To draw this line, I need two points!
- If `x` is `0`, then `y = 0 - 11`, so `y = -11`. That's the point `(0, -11)`.
- If `y` is `0`, then `0 = x - 11`, so `x = 11`. That's the point `(11, 0)`.
Since the inequality has a "greater than or *equal to*" sign (`>=`), it means the line itself is part of the solution, so we draw a solid line through `(0, -11)` and `(11, 0)`.

Finally, I need to figure out which side of the line to shade. Since it says `y >= x - 11`, it means we want all the points where the `y`-value is bigger than (or equal to) what's on the line. This means we shade *above* the line.
I can test a point, like `(0, 0)`, to be sure.
Is `0 >= 0 - 11`?
Is `0 >= -11`? Yes, it is!
Since `(0, 0)` is above the line and it made the inequality true, we shade everything above the solid line.

Alternative answer

Answer:
To graph the inequality $-y+x \leq 11$:
1. First, we rearrange the inequality to make it easier to see what the line looks like. It's like solving for 'y' in a regular equation.
Starting with $-y+x \leq 11$:
Add 'y' to both sides: $x \leq 11+y$
Subtract 11 from both sides: $x - 11 \leq y$
So, we get $y \geq x - 11$.

2. Next, we draw the line for $y = x - 11$.
* The 'minus 11' means the line crosses the 'y-axis' at -11 (that's the point (0, -11)).
* The 'x' by itself (which means '1x') tells us the slope is 1. That means if you go 1 step to the right, you go 1 step up.
* So, from (0, -11), you can go right 1 and up 1 to find another point, like (1, -10). Or you can find where it crosses the 'x-axis' by setting y to 0: $0 = x - 11$, so $x = 11$. That's the point (11, 0).

3. Since the inequality is $y \geq x - 11$ (notice the line underneath the greater than sign), it means the points *on* the line are included. So, we draw a **solid line**. If it was just $>$ or $<$, it would be a dashed line.

4. Finally, we need to shade the right part of the graph. Because it says $y \geq x - 11$, we want all the points where the 'y' value is *bigger* than what's on the line. That means we **shade the region above the solid line**. If you pick a test point like $(0,0)$ and plug it into the *original* inequality: $-0+0 \leq 11$, which is $0 \leq 11$. Since that's true, we shade the side that has $(0,0)$.

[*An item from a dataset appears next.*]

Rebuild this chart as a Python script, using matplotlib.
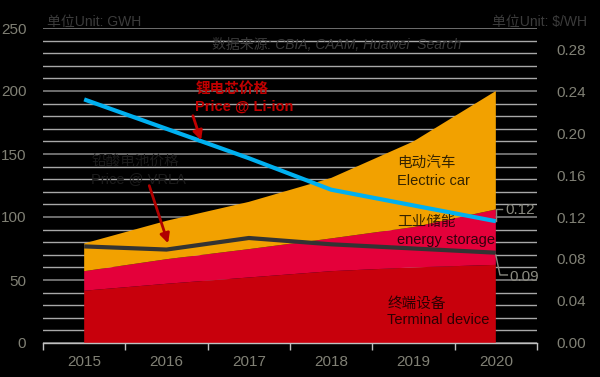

(Please imagine or draw a graph with a solid line passing through (0,-11) and (11,0), with the area above the line shaded.)

Explain
This is a question about <graphing linear inequalities>. The solving step is:

1. **Rewrite the inequality**: The first thing I did was to rearrange the inequality $-y+x \leq 11$ to get 'y' by itself, just like we do with equations. I added 'y' to both sides, and then subtracted 11 from both sides, which gave me $y \geq x - 11$. This form makes it super easy to graph!
2. **Graph the boundary line**: Next, I pretended it was an equation, $y = x - 11$, and drew that line. I know the '-11' means it crosses the y-axis at -11 (that's its starting point for y). And the 'x' (which means 1x) tells me that for every step I go right, I go one step up. So I can find points like $(0, -11)$ and $(11, 0)$.
3. **Determine line type (solid or dashed)**: Because the original inequality had "less than or equal to" ($\leq$), and when I rearranged it, it became "greater than or equal to" ($\geq$), the "equal to" part means the line itself is included in the solution. So, I drew a solid line. If it didn't have the "equal to" part (like just $>$ or $<$ ), it would be a dashed line.
4. **Shade the correct region**: The inequality says $y \geq x - 11$. "Greater than or equal to" means we're looking for all the points where the 'y' values are bigger than what the line shows. On a graph, "bigger y values" usually means shading *above* the line. I always double-check with a test point, like $(0,0)$. If I plug $(0,0)$ into the *original* inequality: $-0+0 \leq 11$, which simplifies to $0 \leq 11$. This statement is true! Since $(0,0)$ makes the inequality true, I shade the side of the line that includes the point $(0,0)$.